Accusée de maquillage des comptes publics en 2014, année de sa réélection, et en 2015 pour masquer l’ampleur de la crise économique, Mme Rousseff nie avoir commis un crime dit « de responsabilité » et dénonce une tentative de « coup d’État » institutionnel. Elle avait annoncé qu’elle « lutterait jusqu’à la dernière minute de la seconde mi-temps ».

Le mandat de la présidente ne tient qu’à un fil

D’ici le 11 mai, il suffira d’un vote à la majorité simple des sénateurs pour qu’elle soit formellement mise en accusation pour « crime de responsabilité » et écartée du pouvoir pendant 180 jours au maximum, en attendant un verdict final.

Le vice-président Michel Temer, son ex-allié centriste et désormais rival, assumerait alors ses fonctions et formerait un gouvernement de transition.

Plus de 200 millions de Brésiliens, divisés par des mois d’âpre dispute, étaient suspendus au dénouement crucial de la première manche de la lutte de pouvoir qui paralyse le géant émergent d’Amérique latine, au milieu d’un énorme scandale de corruption et de la pire récession économique depuis des décennies.

A Brasilia, environ 53 000 manifestants en vert et jaune favorables à la destitution et 26 000 sympathisants de gauche habillés en rouge ont suivi les débats sur des écrans géants devant l’assemblée, de part et d’autre d’une grande barrière métallique.

Les partisans de la présidente, abattus, ont commencé à évacuer les lieux avant le résultat final.

Sa popularité s’est effondrée en 2015 à un plancher historique de 10%, avec un sursaut à 13% en avril. Plus de 60% des Brésiliens souhaitent son départ.

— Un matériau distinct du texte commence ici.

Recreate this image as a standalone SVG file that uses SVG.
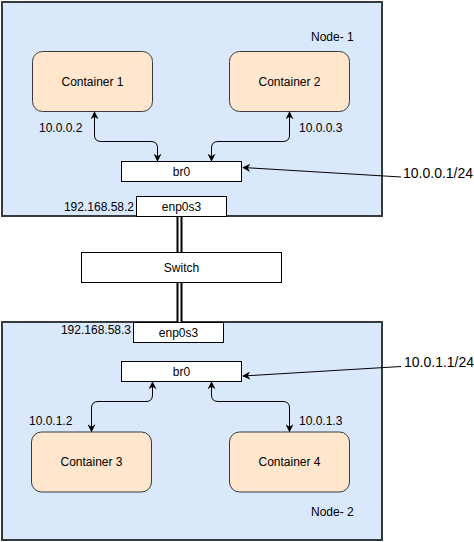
<svg xmlns="http://www.w3.org/2000/svg" width="474" height="542" viewBox="0 0 474 542">
<style>
text{font-family:"Liberation Sans",Arial,sans-serif;font-size:12px;fill:#000}
.node{fill:#dae8fc;stroke:#36393d;stroke-width:2}
.ctr{fill:#ffe6cc;stroke:#36393d;stroke-width:1}
.box{fill:#fff;stroke:#000;stroke-width:1}
.c{fill:none;stroke:#000;stroke-width:1}
.big{font-size:14px}
</style>
<defs>
<marker id="ah" viewBox="0 0 10 10" refX="9" refY="5" markerWidth="8" markerHeight="8" markerUnits="userSpaceOnUse" orient="auto-start-reverse">
<path d="M0,0 L10,5 L0,10 L3,5 Z" fill="#000"/>
</marker>
</defs>
<g id="node1">
<rect class="node" x="2" y="2" width="380" height="214"/>
<text x="311" y="37" dominant-baseline="central">Node- 1</text>
</g>
<g id="node2">
<rect class="node" x="2" y="322" width="380" height="218"/>
<text x="311" y="512" dominant-baseline="central">Node- 2</text>
</g>
<g id="container1">
<rect class="ctr" x="32.5" y="51.5" width="120" height="60" rx="10"/>
<text x="92.5" y="81.5" text-anchor="middle" dominant-baseline="central">Container 1</text>
</g>
<g id="container2">
<rect class="ctr" x="229.5" y="51.5" width="120" height="60" rx="10"/>
<text x="289.5" y="81.5" text-anchor="middle" dominant-baseline="central">Container 2</text>
</g>
<g id="br0-1">
<rect class="box" x="121.5" y="161.5" width="120" height="20"/>
<text x="181.5" y="171.5" text-anchor="middle" dominant-baseline="central">br0</text>
</g>
<g id="enp0s3-1">
<rect class="box" x="136.5" y="196.5" width="90" height="20"/>
<text x="181.5" y="206.5" text-anchor="middle" dominant-baseline="central">enp0s3</text>
<text x="134" y="206.5" text-anchor="end" dominant-baseline="central">192.168.58.2</text>
</g>
<g id="switch">
<rect class="box" x="81.5" y="252.5" width="200" height="30"/>
<text x="181.5" y="267.5" text-anchor="middle" dominant-baseline="central">Switch</text>
</g>
<g id="enp0s3-2">
<rect class="box" x="133.5" y="322.5" width="90" height="20"/>
<text x="178.5" y="332.5" text-anchor="middle" dominant-baseline="central">enp0s3</text>
<text x="131" y="330" text-anchor="end" dominant-baseline="central">192.168.58.3</text>
</g>
<g id="br0-2">
<rect class="box" x="121.5" y="361.5" width="120" height="20"/>
<text x="181.5" y="371.5" text-anchor="middle" dominant-baseline="central">br0</text>
</g>
<g id="container3">
<rect class="ctr" x="31.5" y="432" width="120" height="60" rx="10"/>
<text x="91.5" y="462" text-anchor="middle" dominant-baseline="central">Container 3</text>
</g>
<g id="container4">
<rect class="ctr" x="229.5" y="432" width="120" height="60" rx="10"/>
<text x="289.5" y="462" text-anchor="middle" dominant-baseline="central">Container 4</text>
</g>
<g id="connectors">
<path class="c" d="M94.5,112 V135 Q94.5,141.5 101,141.5 H151 Q157.5,141.5 157.5,148 V161" marker-start="url(#ah)" marker-end="url(#ah)"/>
<path class="c" d="M289.5,112 V135 Q289.5,141.5 283,141.5 H218 Q211.5,141.5 211.5,148 V161" marker-start="url(#ah)" marker-end="url(#ah)"/>
<path class="c" d="M152.5,382 V395 Q152.5,401.5 146,401.5 H98 Q91.5,401.5 91.5,408 V431.5" marker-start="url(#ah)" marker-end="url(#ah)"/>
<path class="c" d="M211.5,382 V395 Q211.5,401.5 218,401.5 H283 Q289.5,401.5 289.5,408 V431.5" marker-start="url(#ah)" marker-end="url(#ah)"/>
<path d="M179.5,217 V252 M179.5,283 V322" stroke="#000" stroke-width="6" fill="none"/>
<path d="M179.5,217 V252 M179.5,283 V322" stroke="#fff" stroke-width="2" fill="none"/>
<path class="c" d="M401,177 L243,167.5" marker-end="url(#ah)"/>
<path class="c" d="M401,366.5 L243,376" marker-end="url(#ah)"/>
</g>
<g id="labels">
<text x="39" y="128" dominant-baseline="central">10.0.0.2</text>
<text x="299" y="128" dominant-baseline="central">10.0.0.3</text>
<text x="29" y="420.5" dominant-baseline="central">10.0.1.2</text>
<text x="299" y="420.5" dominant-baseline="central">10.0.1.3</text>
<text class="big" x="403" y="172.5" dominant-baseline="central">10.0.0.1/24</text>
<text class="big" x="404" y="362" dominant-baseline="central">10.0.1.1/24</text>
</g>
</svg>
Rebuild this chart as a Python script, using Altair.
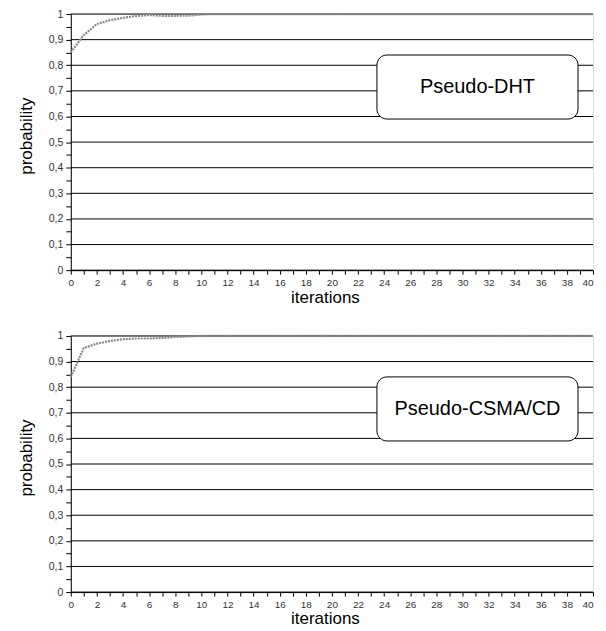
import altair as alt
import pandas as pd

iterations = list(range(0, 41))
dht = [0.85, 0.918, 0.961, 0.976, 0.985, 0.992, 0.996, 0.993, 0.993, 0.994, 0.998] + [1.0] * 30
csma = [0.84, 0.953, 0.970, 0.980, 0.987, 0.990, 0.990, 0.992, 0.996, 0.998, 1.0] + [1.0] * 30
grid_values = [i / 10 for i in range(0, 11)]
y_ticks = [i / 20 for i in range(0, 21)]
x_ticks = list(range(0, 41))
labels = ["Pseudo-DHT", "Pseudo-CSMA/CD"]
box_x = [23.45, 38.85]
box_y = [0.84, 0.59]
text_pos = [31.15, 0.716]

FONT = "Liberation Sans"

xscale = alt.Scale(domain=[0, 40], nice=False, zero=False)
yscale = alt.Scale(domain=[0, 1], nice=False)

yaxis = alt.Axis(values=y_ticks, grid=False, title="probability",
                 labelExpr="abs(round(datum.value*20)) % 2 == 1 ? '' : replace(format(datum.value, '.1~f'), '.', ',')",
                 labelOverlap=False,
                 labelFont=FONT, labelFontSize=10.5, labelColor="#333333",
                 titleFont=FONT, titleFontSize=17, titleFontWeight="normal",
                 titleColor="#000000", titlePadding=13, titleY=122,
                 domainColor="#000000", tickColor="#000000", tickSize=5,
                 labelPadding=3)
xaxis = alt.Axis(values=x_ticks, grid=False, title="iterations",
                 labelExpr="datum.value % 2 == 0 ? datum.label : ''",
                 labelOverlap=False,
                 labelAlign={"condition": {"test": "datum.value === 40", "value": "right"}, "value": "center"},
                 labelFont=FONT, labelFontSize=10, labelColor="#333333",
                 titleFont=FONT, titleFontSize=17, titleFontWeight="normal",
                 titleColor="#000000", titlePadding=2, titleX=255,
                 domainColor="#000000", tickColor="#000000", tickSize=4,
                 labelPadding=3, labelFlush=False)

def panel(values, label):
    df = pd.DataFrame({"iterations": iterations, "probability": values})
    gdf = pd.DataFrame({"g": grid_values})
    grid = alt.Chart(gdf).mark_rule(color="#000000", strokeWidth=1).encode(
        y=alt.Y("g:Q", scale=yscale, axis=yaxis),
        x=alt.value(0), x2=alt.value("width"),
    )
    line = alt.Chart(df).mark_line(color="#888888", strokeWidth=2.2, strokeDash=[2, 1]).encode(
        x=alt.X("iterations:Q", scale=xscale, axis=xaxis),
        y=alt.Y("probability:Q", scale=yscale, axis=yaxis),
    )
    bdf = pd.DataFrame({"x1": [box_x[0]], "x2": [box_x[1]], "y1": [box_y[0]], "y2": [box_y[1]],
                        "tx": [text_pos[0]], "ty": [text_pos[1]], "label": [label]})
    box = alt.Chart(bdf).mark_rect(fill="white", stroke="#000000", strokeWidth=1, cornerRadius=10).encode(
        x=alt.X("x1:Q", scale=xscale, axis=xaxis), x2="x2:Q",
        y=alt.Y("y1:Q", scale=yscale, axis=yaxis), y2="y2:Q",
    )
    txt = alt.Chart(bdf).mark_text(font=FONT, fontSize=20, color="#000000").encode(
        x=alt.X("tx:Q", scale=xscale, axis=xaxis), y=alt.Y("ty:Q", scale=yscale, axis=yaxis), text="label:N",
    )
    return alt.layer(grid, line, box, txt).properties(width=524, height=257)

chart = alt.vconcat(panel(dht, labels[0]), panel(csma, labels[1]), spacing=24).properties(
    padding={"top": -1, "left": 8, "right": 0, "bottom": 0}
).configure_view(stroke=None).configure(background="white")

chart.save("out.html", embed_options={"renderer": "svg", "actions": False})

L’analyste politique Sylvio Costa a quant à lui déclaré : « une bataille s’est déclenchée entre un gouvernement incompétent, soutenu par un parti qui a trahi ses idéaux (le PT), et une opposition hypocrite, dirigée par un législateur accusé de corruption, Eduardo Cunha ».

« Dans tous les cas de figure, les perdants continueront à protester dans les rues », a-t-il prédit.